When I got my orders for Vietnam, I made it a point to swing by Norfolk and embark from there. Grandma put on a good face and pampered me more than ever. She watched me pack my duffle bag as I talked on about how tough the Green Berets were, how tough I was. She stood by on the verge of tears, handing me rolled socks, T-shirts, shorts, and shaving kit. I stuffed them in the bag. I reached out to take Granddad's lucky pen knife and shoved it in the bag. And then, just as surely as if I had opened up her chest, I reached out, took her heart, and stuffed it in the bag.
No, I didn't need all of her. Most would be useless and in the way. Her back was weak, so she couldn't carry much ammo. Her orthopedic heels would slow us down in the mud. With no oven, even her cooking skills would be wasted. No, all I needed was her heart. That would come in handy. I stuffed it deep.
When it was time to board the C-141 for California, I had both grandmothers (Rowe and Hoffman) at the navy base to see me off. Their tears warmed my heart. I knew I'd be missed and mourned if lost. I swaggered out to the plane with that duffle bag carried balanced on my shoulder, Green Beret lit-up in the sun. I turned at the tailgate with dramatic bravado and waved, "I'm off to the war. Wish me luck, Grandmas."
Grandma Hoffman said, "Don't be a hero!" Grandma Rowe was silent. She could say nothing, only weep. The woman had no heart. I marched up the ramp thinking I was making the journey alone. I was wrong.

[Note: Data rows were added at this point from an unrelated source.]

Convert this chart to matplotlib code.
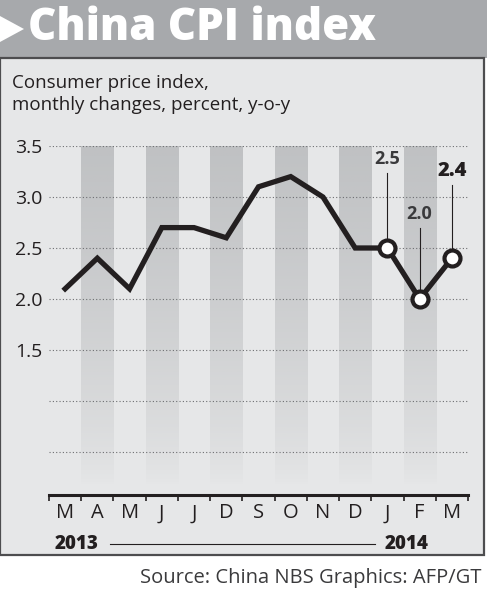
import numpy as np
import matplotlib.pyplot as plt
from matplotlib.patches import Rectangle, Polygon

plt.rcParams["font.family"] = ["Open Sans", "Lato", "DejaVu Sans"]

# data
months = ["M", "A", "M", "J", "J", "D", "S", "O", "N", "D", "J", "F", "M"]
cpi = [2.1, 2.4, 2.1, 2.7, 2.7, 2.6, 3.1, 3.2, 3.0, 2.5, 2.5, 2.0, 2.4]
y_ticks = [1.5, 2.0, 2.5, 3.0, 3.5]
y_tick_labels = ["1.5", "2.0", "2.5", "3.0", "3.5"]
grid_levels = [0.5, 1.0, 1.5, 2.0, 2.5, 3.0, 3.5]
highlight_idx = [10, 11, 12]
highlight_labels = ["2.5", "2.0", "2.4"]
label_tops = [3.37, 2.83, 3.25]
years = ["2013", "2014"]

W, H = 487, 593
fig = plt.figure(figsize=(W / 100, H / 100), dpi=100)
fig.patch.set_facecolor("white")

# background panel / header in pixel coords
bg = fig.add_axes([0, 0, 1, 1])
bg.set_xlim(0, W)
bg.set_ylim(H, 0)
bg.axis("off")
bg.add_patch(Rectangle((0, 0), W, 58, facecolor="#a7a9ac", edgecolor="none"))
bg.add_patch(Rectangle((0, 58), 484, 497, facecolor="#e6e7e8",
                       edgecolor="#4d4d4f", linewidth=1.6))
bg.add_patch(Polygon([[0, 16], [0, 42], [24, 29]], closed=True,
                     facecolor="white", edgecolor="none"))
bg.text(28, 28, "China CPI index", color="white", fontsize=31.5,
        fontweight="heavy", va="center", ha="left")
bg.text(12, 83, "Consumer price index,", fontsize=13.5, color="#231f20",
        va="center", ha="left")
bg.text(12, 105, "monthly changes, percent, y-o-y", fontsize=13.5,
        color="#231f20", va="center", ha="left")
bg.text(482, 578, "Source: China NBS Graphics: AFP/GT", fontsize=14.5,
        color="#3a3a3c", va="center", ha="right")

# chart axes: x from 49 to 468 px, y value 3.5 at 146 px, 0.5 per 51 px
x0, x1 = 49, 468
y_top_px, y_bot_px = 146, 495
v_top = 3.5
v_bot = v_top - (y_bot_px - y_top_px) / 102.0
ax = fig.add_axes([x0 / W, 1 - y_bot_px / H, (x1 - x0) / W,
                   (y_bot_px - y_top_px) / H])
ax.set_xlim(-0.5, len(months) - 0.5)
ax.set_ylim(v_bot, v_top)
ax.patch.set_alpha(0)
for s in ["top", "right", "left"]:
    ax.spines[s].set_visible(False)
ax.spines["bottom"].set_linewidth(2.2)
ax.spines["bottom"].set_color("#231f20")

# shaded columns with fade to the bottom
fade = np.linspace(1, 0, 200)
rgba = np.zeros((200, 1, 4))
rgba[:, 0, 0] = 0.60
rgba[:, 0, 1] = 0.61
rgba[:, 0, 2] = 0.62
rgba[:, 0, 3] = 0.5 * fade ** 0.7
for i in range(1, len(months), 2):
    ax.imshow(rgba, extent=[i - 0.5, i + 0.5, v_bot + 0.1, v_top],
              aspect="auto", zorder=0, interpolation="bilinear")

for g in grid_levels:
    ax.axhline(g, color="#6d6e71", linewidth=0.8, linestyle=(0, (1, 2)),
               zorder=1)

x = np.arange(len(months))
ax.plot(x, cpi, color="#231f20", linewidth=3.8, solid_joinstyle="miter",
        zorder=3)
hx = [x[i] for i in highlight_idx]
hy = [cpi[i] for i in highlight_idx]
ax.plot(hx, hy, "o", markersize=11.5, markerfacecolor="white",
        markeredgecolor="#231f20", markeredgewidth=3, zorder=4)

for xi, yi, lab, top in zip(hx, hy, highlight_labels, label_tops):
    ax.plot([xi, xi], [yi + 0.1, top - 0.13], color="#231f20",
            linewidth=0.8, zorder=2)
    big = lab == "2.4"
    ax.text(xi, top, lab, ha="center", va="center",
            fontsize=14.5 if big else 13, fontweight="heavy" if big else "bold",
            color="#231f20" if big else "#3a3a3c", zorder=5)

ax.set_yticks(y_ticks)
ax.set_yticklabels(y_tick_labels)
ax.tick_params(axis="y", length=0, pad=5, labelsize=14, colors="#231f20")
ax.set_xticks(np.arange(-0.5, len(months) + 0.5, 1), minor=True)
ax.set_xticks(x)
ax.set_xticklabels(months)
ax.tick_params(axis="x", which="major", length=0, pad=6, labelsize=14.5,
               colors="#231f20")
ax.tick_params(axis="x", which="minor", length=4, width=1.2,
               direction="out", colors="#231f20")

# year line
bg.text(55, 544, years[0], fontsize=13.5, fontweight="heavy",
        color="#231f20", va="center", ha="left")
bg.text(385, 544, years[1], fontsize=13.5, fontweight="heavy",
        color="#231f20", va="center", ha="left")
bg.plot([110, 375], [544, 544], color="#231f20", linewidth=0.8)

fig.savefig("out.png", dpi=100)
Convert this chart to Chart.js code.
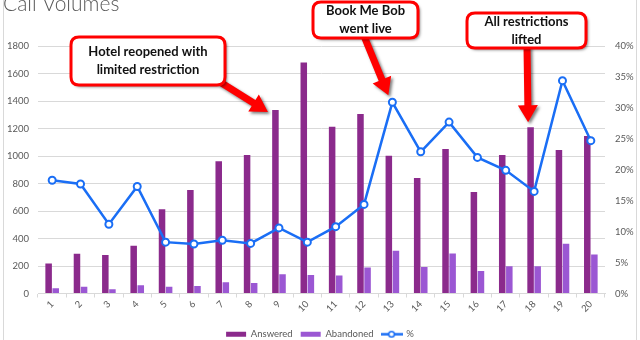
<!DOCTYPE html>
<html>
<head>
<meta charset="utf-8">
<script src="https://cdn.jsdelivr.net/npm/chart.js@4.4.1/dist/chart.umd.min.js"></script>
<style>
  html, body { margin: 0; padding: 0; background: #fff; overflow: hidden; }
  #wrap { width: 640px; height: 340px; }
</style>
</head>
<body>
<div id="wrap"><canvas id="callChart" width="640" height="340"></canvas></div>
<script>
const days = ['1', '2', '3', '4', '5', '6', '7', '8', '9', '10', '11', '12', '13', '14', '15', '16', '17', '18', '19', '20'];
const answered = [218, 290, 280, 348, 613, 752, 962, 1008, 1335, 1680, 1213, 1306, 1002, 840, 1051, 738, 1007, 1209, 1044, 1146];
const abandoned = [38, 50, 31, 60, 50, 55, 82, 77, 140, 135, 131, 189, 311, 192, 291, 163, 199, 199, 362, 284];
const abandonRate = [18.3, 17.7, 11.2, 17.3, 8.3, 8.0, 8.6, 8.1, 10.6, 8.3, 10.8, 14.4, 30.9, 22.9, 27.7, 22.0, 19.9, 16.5, 34.4, 24.7];

const countTicks = { min: 0, max: 1800, step: 200 };
const rateTicks = { min: 0, max: 40, step: 5 };

const callouts = [
    { lines: ['Hotel reopened with', 'limited restriction'], box: [71, 37, 154, 48], from: [220, 82], day: 9, target: 'bar', dx: -11, dy: 2 },
    { lines: ['Book Me Bob', 'went live'], box: [313, 2, 105, 36], from: [364, 36], day: 13, target: 'point', dx: -4, dy: -7 },
    { lines: ['All restrictions', 'lifted'], box: [467, 13, 119, 35], from: [527, 46], day: 18, target: 'bar', dx: -6, dy: -5 }
];

const answeredColor = '#8B2A8C';
const abandonedColor = '#9B57D3';
const lineColor = '#1A6EF5';
const textColor = '#595959';
const gridColor = '#D9D9D9';
const calloutRed = '#FF0000';

function makeLineSwatch() {
    const c = document.createElement('canvas');
    c.width = 22;
    c.height = 9;
    const g = c.getContext('2d');
    g.strokeStyle = lineColor;
    g.lineWidth = 2.5;
    g.beginPath();
    g.moveTo(0, 4.5);
    g.lineTo(22, 4.5);
    g.stroke();
    g.beginPath();
    g.arc(11, 4.5, 2.8, 0, Math.PI * 2);
    g.fillStyle = '#fff';
    g.fill();
    g.lineWidth = 1.6;
    g.stroke();
    return c;
}

function roundRect(ctx, x, y, w, h, r) {
    ctx.beginPath();
    ctx.moveTo(x + r, y);
    ctx.lineTo(x + w - r, y);
    ctx.quadraticCurveTo(x + w, y, x + w, y + r);
    ctx.lineTo(x + w, y + h - r);
    ctx.quadraticCurveTo(x + w, y + h, x + w - r, y + h);
    ctx.lineTo(x + r, y + h);
    ctx.quadraticCurveTo(x, y + h, x, y + h - r);
    ctx.lineTo(x, y + r);
    ctx.quadraticCurveTo(x, y, x + r, y);
    ctx.closePath();
}

function drawArrow(ctx, x0, y0, x1, y1) {
    const ang = Math.atan2(y1 - y0, x1 - x0);
    const len = Math.hypot(x1 - x0, y1 - y0);
    const headLen = 17, headHalf = 10, shaftHalf = 3.5;
    ctx.save();
    ctx.translate(x0, y0);
    ctx.rotate(ang);
    ctx.beginPath();
    ctx.moveTo(0, -shaftHalf);
    ctx.lineTo(len - headLen, -shaftHalf);
    ctx.lineTo(len - headLen, -headHalf);
    ctx.lineTo(len, 0);
    ctx.lineTo(len - headLen, headHalf);
    ctx.lineTo(len - headLen, shaftHalf);
    ctx.lineTo(0, shaftHalf);
    ctx.closePath();
    ctx.fillStyle = calloutRed;
    ctx.fill();
    ctx.restore();
}

// frame, title and the callout notes
const decorations = {
    id: 'decorations',
    beforeDraw(chart) {
        const ctx = chart.ctx;
        ctx.save();
        ctx.strokeStyle = gridColor;
        ctx.lineWidth = 1;
        ctx.beginPath();
        ctx.moveTo(3.5, 0);
        ctx.lineTo(3.5, 340);
        ctx.moveTo(636.5, 0);
        ctx.lineTo(636.5, 340);
        ctx.stroke();
        ctx.fillStyle = textColor;
        ctx.font = '300 21px Lato';
        ctx.textBaseline = 'alphabetic';
        ctx.fillText('Call Volumes', 3, 11);
        ctx.restore();
    },
    afterDraw(chart) {
        const ctx = chart.ctx;
        const x = chart.scales.x;
        const yCount = chart.scales.y;
        const yRate = chart.scales.y1;
        ctx.save();
        ctx.shadowColor = 'rgba(0, 0, 0, 0.5)';
        ctx.shadowBlur = 3;
        ctx.shadowOffsetX = 2;
        ctx.shadowOffsetY = 2;
        callouts.forEach(c => {
            const i = c.day - 1;
            const tx = x.getPixelForValue(i) + c.dx;
            const ty = (c.target === 'bar' ? yCount.getPixelForValue(answered[i]) : yRate.getPixelForValue(abandonRate[i])) + c.dy;
            drawArrow(ctx, c.from[0], c.from[1], tx, ty);
        });
        callouts.forEach(c => {
            const [bx, by, bw, bh] = c.box;
            roundRect(ctx, bx, by, bw, bh, 8);
            ctx.fillStyle = '#fff';
            ctx.fill();
        });
        ctx.shadowColor = 'transparent';
        callouts.forEach(c => {
            const [bx, by, bw, bh] = c.box;
            roundRect(ctx, bx, by, bw, bh, 8);
            ctx.strokeStyle = calloutRed;
            ctx.lineWidth = 3;
            ctx.stroke();
            ctx.fillStyle = '#111';
            ctx.font = 'bold 13px Lato';
            ctx.textAlign = 'center';
            ctx.textBaseline = 'middle';
            const lh = 18;
            const cy = by + bh / 2 - lh * (c.lines.length - 1) / 2;
            c.lines.forEach((t, k) => ctx.fillText(t, bx + bw / 2, cy + k * lh));
        });
        ctx.restore();
    }
};

const lineSwatch = makeLineSwatch();
const ctx = document.getElementById('callChart').getContext('2d');

const callChart = new Chart(ctx, {
    type: 'bar',
    data: {
        labels: days,
        datasets: [{
            label: 'Answered',
            data: answered,
            backgroundColor: answeredColor,
            yAxisID: 'y',
            order: 1,
            categoryPercentage: 0.5,
            barPercentage: 0.92
        }, {
            label: 'Abandoned',
            data: abandoned,
            backgroundColor: abandonedColor,
            yAxisID: 'y',
            order: 1,
            categoryPercentage: 0.5,
            barPercentage: 0.92
        }, {
            type: 'line',
            label: '%',
            data: abandonRate,
            yAxisID: 'y1',
            order: 0,
            borderColor: lineColor,
            borderWidth: 2.5,
            pointRadius: 3.5,
            pointBorderWidth: 2,
            pointBackgroundColor: '#fff',
            pointBorderColor: lineColor,
            tension: 0
        }]
    },
    options: {
        responsive: false,
        animation: false,
        layout: { padding: { top: 46, left: 0, right: 0, bottom: -9 } },
        plugins: {
            tooltip: { enabled: false },
            legend: {
                position: 'bottom',
                labels: {
                    usePointStyle: true,
                    pointStyleWidth: 20,
                    boxHeight: 5,
                    padding: 8,
                    color: textColor,
                    font: { family: 'Lato', size: 9.5 },
                    generateLabels(chart) {
                        return chart.data.datasets.map((ds, i) => ({
                            text: ds.label,
                            datasetIndex: i,
                            fillStyle: ds.type === 'line' ? '#fff' : ds.backgroundColor,
                            strokeStyle: ds.type === 'line' ? lineColor : ds.backgroundColor,
                            lineWidth: 0,
                            pointStyle: ds.type === 'line' ? lineSwatch : 'rect',
                            fontColor: textColor,
                            hidden: false
                        }));
                    }
                }
            }
        },
        scales: {
            x: {
                grid: { display: true, drawOnChartArea: false, color: gridColor, tickLength: 4 },
                border: { display: true, color: gridColor },
                ticks: {
                    color: textColor,
                    font: { family: 'Lato', size: 9.5 },
                    minRotation: 45,
                    maxRotation: 45,
                    padding: 1,
                    autoSkip: false
                },
                afterFit(scale) { scale.height = 28; }
            },
            y: {
                position: 'left',
                min: countTicks.min,
                max: countTicks.max,
                ticks: {
                    stepSize: countTicks.step,
                    color: textColor,
                    font: { family: 'Lato', size: 9.5 },
                    padding: 9,
                    callback: v => String(v)
                },
                grid: { color: gridColor, drawTicks: false },
                border: { display: false },
                afterFit(scale) { scale.width = 38; }
            },
            y1: {
                position: 'right',
                min: rateTicks.min,
                max: rateTicks.max,
                ticks: {
                    stepSize: rateTicks.step,
                    color: textColor,
                    font: { family: 'Lato', size: 9.5 },
                    padding: 10,
                    callback: v => v + '%'
                },
                grid: { drawOnChartArea: false, drawTicks: false },
                border: { display: false },
                afterFit(scale) { scale.width = 35; }
            }
        }
    },
    plugins: [decorations]
});
</script>
</body>
</html>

In Special Forces we had a saying, "Get them by the balls and their hearts and minds will follow." Here's a better one: "Get them by the heart and everything follows." Yes, without realizing it, I took Grandma to Nam. I took other hearts as well. I took a little of my mother's, a little of my father's, half each from two sisters, and a great big chunk of a seventeen-year-old girl named Connie. I had a lot of bits and pieces, but I took one that was whole. I took Grandma to Nam.
Grandma Rowe was with me from the time I stepped off the plane at Cam Ranh Bay till the time I boarded that last freedom bird. She was with me on every mission. She slogged beside me through rice paddies, over mountains, through monsoon rains. She rode the slicks and carried body bags. The only thing that remained in Norfolk was a hollow shell of a little old lady, and it sat glued to a TV or radio. I narrated some of the action by mail. David Brinkley, Sam Donaldson, and Peter Arnett brought her the audio and visual.
Some things are too rough for sweet old ladies. I never took her to a steam and cream, a Tu Do street bar, no whore houses, not one of my R&R's', and no team parties. She never went fishing with Claymore mines, water skiing behind airboats, skin diving off Hon Tre island, body surfing at Vung Tau or China Beach. She did not get to stroll the Saigon Zoo and see the monkey house get tear gassed. (Monkeys go ape when they get tear gassed.) No, Grandma never had any fun in Vietnam.
The truth is, when I was not fighting the war--which was ninety-percent of the time--I was having the time of my life. A nineteen-year-old boy with a pocket full of green could find endless amusement in SE Asia. Sherman was right, war is hell--a hell of a party if you know where to look.
Unfortunately, Grandma never went to a party. At those times, I left her with Sam, Peter, or David to slug it out with the 1st Cav, or to burn a few villages with the Marines, or massacre a few hundred civilians with the Americal division. While I languished in the arms of a professional woman, Grandma carried body bags from a dustoff, wondering if I was in one. And while I never remember hearing a phone ring or the knock on a door, she lived in constant fear of either. Grandma would agree with Billy Sherman: War is hell, period.
I returned from the war, a little older, a little wiser. I was stronger and bigger. When I saw my grandmother, I could not believe the change. She had aged ten years, was shorter, weaker, totally exhausted. Her black hair now thin and gray. I returned her heart--battered, broken, and purple. I was just glad I had the good sense not to tell her about the sad deaths of Frank Celano, David Mixter, or John R. Jones. What I should have done was take my Combat Infantryman's Badge from my uniform, pin it to her dress, step back, and salute the real combat veteran.
One look at her made me realize how close I came to killing the most loving person I ever knew. There is no doubt in my mind, that had a bullet stopped my heart, it would have stopped hers as well. I feel pretty badly about that today. I volunteered to fight that war; she got drafted. Connie didn't fare much better. She missed out on the fun of high school senior year: no dates, no parties, no prom. My mother suffered, as did my father. My sisters also suffered through nineteen months of the Vietnam War. In a sense, we are all veterans of that war.
If you are a Vietnam veteran, think about the people you carried off to war. Think about the casualties that never set foot on SE Asia. We direct vets from vn have had, on average, twenty-five years in the spotlight. We have been nurtured and we have talked ourselves blue. We have PTSDed our asses off. Most have healed and those that haven't by now probably never will. Maybe it's time we stopped looking inward and started looking out. Maybe it's time we did the listening. Perhaps we can help those other vets heal.
Mabel Rowe is now eighty-four. She rarely ventures more than a few blocks from her home, but she made the pilgrimage to The Wall long before I did. She called and told me about her trip, praised The Wall, and told how it helped her heal. She, in fact, paved the way for me. Let us not forget the purpose of that wall. It is to heal a nation--a nation of Vietnam Veterans.